Full mount is the arguably worst position to be in, certainly in self defence. Or the best, if you’re on top.
When in mount, many will establish ‘grape vines’ by lacing their legs underneath the other guy’s knees and then hooking the feet – kinda looks like frog-legs.
Establishing Full Mount
To get into full mount – you don’t want to just ‘throw your leg over’.
Put your knee on your partner’s belly and slide it across
If they block you with a ‘high knee’, you can also look for a wrestler’s crade.
Once in mount, I personally like to get ‘grapevines’:
Grape Vines are shown here:
From here you can wrap one arm around the underneath of the head, and place your free hand out to the side to stabilise yourself.
If the opponent frees himself from the grapvines, then establish a high mount, with your knees near his armpits.
If you are high up on his body, he/she will struggle to use his/her hips to bridge you off and escape.
From mount you can punch, elbow in MMA and look for submissions.
Submissions From Mount
From mount you can look for a head and arm triangle (my fave) an americana, an arm bar or a mounted triangle.
Here is a vid of me securing an arm triangle:
Keep your elbows in his legs, so he can’t get a high mount.

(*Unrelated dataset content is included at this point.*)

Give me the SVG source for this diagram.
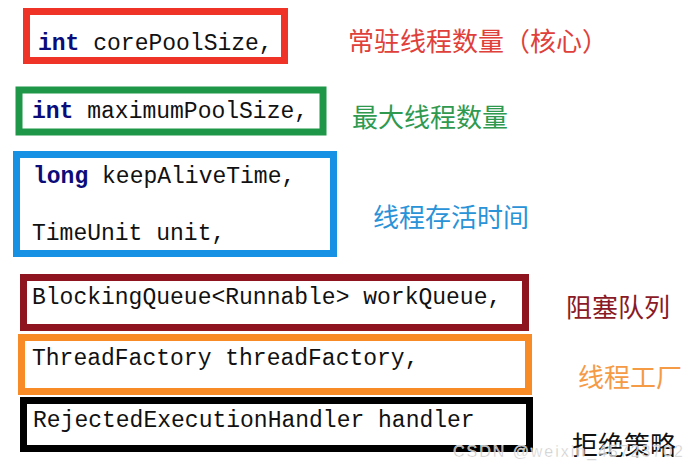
<svg xmlns="http://www.w3.org/2000/svg" width="699" height="471" viewBox="0 0 699 471">
<style>
.box{fill:#fff;stroke-width:7}
.code{font-family:"Liberation Mono","DejaVu Sans Mono",monospace;font-size:23px;fill:#111}
.kw{font-weight:bold;fill:#0b0b7a}
.cn{font-family:"Noto Sans CJK SC","Noto Sans",sans-serif;font-size:26px}
.wm{font-family:"Liberation Sans",Arial,sans-serif;font-size:16px;fill:#bdbdbd;fill-opacity:0.85;stroke:#ffffff;stroke-width:0.4}
</style>
<rect width="699" height="471" fill="#fff"/>
<g id="n-core">
<rect class="box" x="26.5" y="11.5" width="258" height="49" stroke="#ef3326"/>
<text class="code" x="38" y="50"><tspan class="kw">int</tspan> corePoolSize,</text>
<text class="cn" x="348" y="51" fill="#e0403a">常驻线程数量（核心）</text>
</g>
<g id="n-max">
<rect class="box" x="19" y="90" width="304" height="42" stroke="#1e9848" stroke-width="6"/>
<text class="code" x="32" y="118"><tspan class="kw">int</tspan> maximumPoolSize,</text>
<text class="cn" x="352" y="127" fill="#2f9a4f">最大线程数量</text>
</g>
<g id="n-keep">
<rect class="box" x="16.5" y="154.5" width="317" height="99" stroke="#1791e3"/>
<text class="code" x="33" y="183"><tspan class="kw">long</tspan> keepAliveTime,</text>
<text class="code" x="32" y="240">TimeUnit unit,</text>
<text class="cn" x="373" y="227" fill="#2a93d8">线程存活时间</text>
</g>
<g id="n-queue">
<rect class="box" x="23.5" y="277.5" width="502" height="50" stroke="#8e1420"/>
<text class="code" x="32" y="304">BlockingQueue&lt;Runnable&gt; workQueue,</text>
<text class="cn" x="566" y="317" fill="#8a1a26">阻塞队列</text>
</g>
<g id="n-factory">
<rect class="box" x="21.5" y="337.5" width="507" height="54" stroke="#f88b26"/>
<text class="code" x="32" y="365">ThreadFactory threadFactory,</text>
<text class="cn" x="578" y="387" fill="#f59a45">线程工厂</text>
</g>
<g id="n-handler">
<rect class="box" x="23.5" y="400.5" width="506" height="48" stroke="#000"/>
<text class="code" x="33" y="427">RejectedExecutionHandler handler</text>
<text class="cn" x="572" y="455" fill="#111">拒绝策略</text>
</g>
<g id="connectors"></g>
<text class="wm" x="453" y="457" textLength="230" lengthAdjust="spacing">CSDN @weixin_45723702</text>
</svg>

Shoulder walk backwards if he gets a high mount.
Bridge and roll
– still the most popular and effective technique.
Bring your feet as close as possible to your bum
If you are bridging to your left, bring your head to near your right shoulder
Drive your feet down into the mat, and raise your hips and bum as high as possible.
Drive again with your right foot and try and roll to the left at a 45 degree angle – keeping your hips raised.
Much of your weight will be on your shoulders as your bridge.
A good time to bridge is when an opponent hugs your head, or tries to pin one of your arms.
If his right arm hugs your head, bridge to your left/his right.
Bridge into Hip Escape
Bridge to get opponent off balance (not always required but a nice set up in MMA)
Then push with both hands on his hip (near hand first, far hand reaches over and pushes on top of your nearest hand to his hip), and pull your knee up towards your own face.
Other Mount Escapes
Here is Martin Kampman showing a few more variations.
For Top Mount
If you can trap an arm, before moving to mount, it’s near impossible to escape
If you establish grape-vines initially, make the opponent tire by escaping them, then establish high mount.
Once in high mount, push opponent’s jaw to one side by pushing your forearm into it. He can then only escape one direction.
For Bottom Escapes
Have a sequence of escapes, that flow one into another.
Bridge (or hip escape) the very second your feel your opponent establishing mount
Use a stiff-arm on the opponent’s elbow and/or armpit to help finish off a bridge-mount-escape attempt.
I sometimes bridge twice, in the same direction. The first one gets you 80% out, you just need to go again to finish it off, or you’re back to square 1.
If you bridge to your left, placing your head near to your right shoulder, somehow makes the bridge more powerful.